Strain-Based Design, Direct Macrocyclization, and Metal Complexation of Thiazole-Containing Calix[3]pyrrole Analogues

25 January 2024, Version 1
This content is a preprint and has not undergone peer review at the time of posting.


Coordination chemistry of ring-contracted porphyrins, such as subporphyrin and calix[3]pyrrole, has been largely unexplored due to the synthetic difficulty of their free-base analogues. Here, we report strain-based molecular design and high yield synthesis of thiazole-containing calix[3]pyrrole analogues for metal complexation. The AFIR method and StrainViz analysis were used to perform a conformational search and evaluate/visualize ring strain, respectively. The results indicated that thiazole-containing analogues are less strained than the parent calix[3]pyrrole, while incorporation of imidazole or oxazole unexpectedly leads to an increase in total strain. In fact, calix[1]furan[2]thiazole was obtained in 60% yield by direct macrocyclization between α-bromoketone and bis(thioamide), whereas meso-N(sp2)-bridged analogue, which was calculated to be more strained by 5.1 kcal/mol, was obtained only in a 2% yield. Calix[1]furan[2]thiazole was converted to calix[1]pyrrole[2]thiazole for investigation of metal complexation.

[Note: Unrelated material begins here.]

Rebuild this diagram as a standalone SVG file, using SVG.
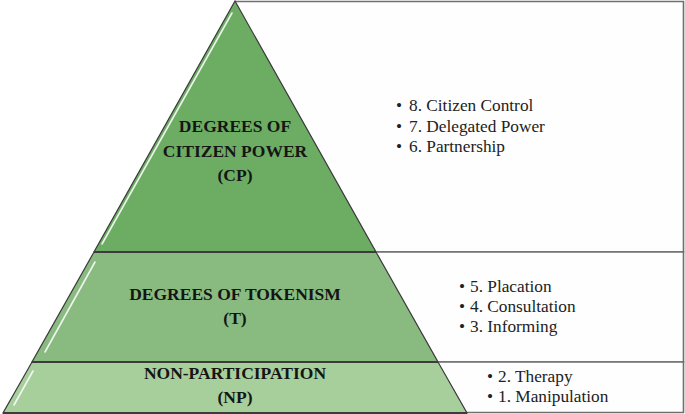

Through reaction with Et2Zn, calix[1]pyrrole[2]thiazole bound a Zn(II) ion in a tridentate fashion adopting a cone conformation, furnishing water/air stable organozinc complex that catalyzes polymerization of lactide. Whereas, Ag(I) and Pd(II) ions were chelated by partial cone conformation of calix[1]pyrrole[2]thiazole in a bidentate fashion. Strain-based molecular design has expanded the synthetic access to contracted porphyrinoids and opened up the opportunity of their rich coordination chemistry.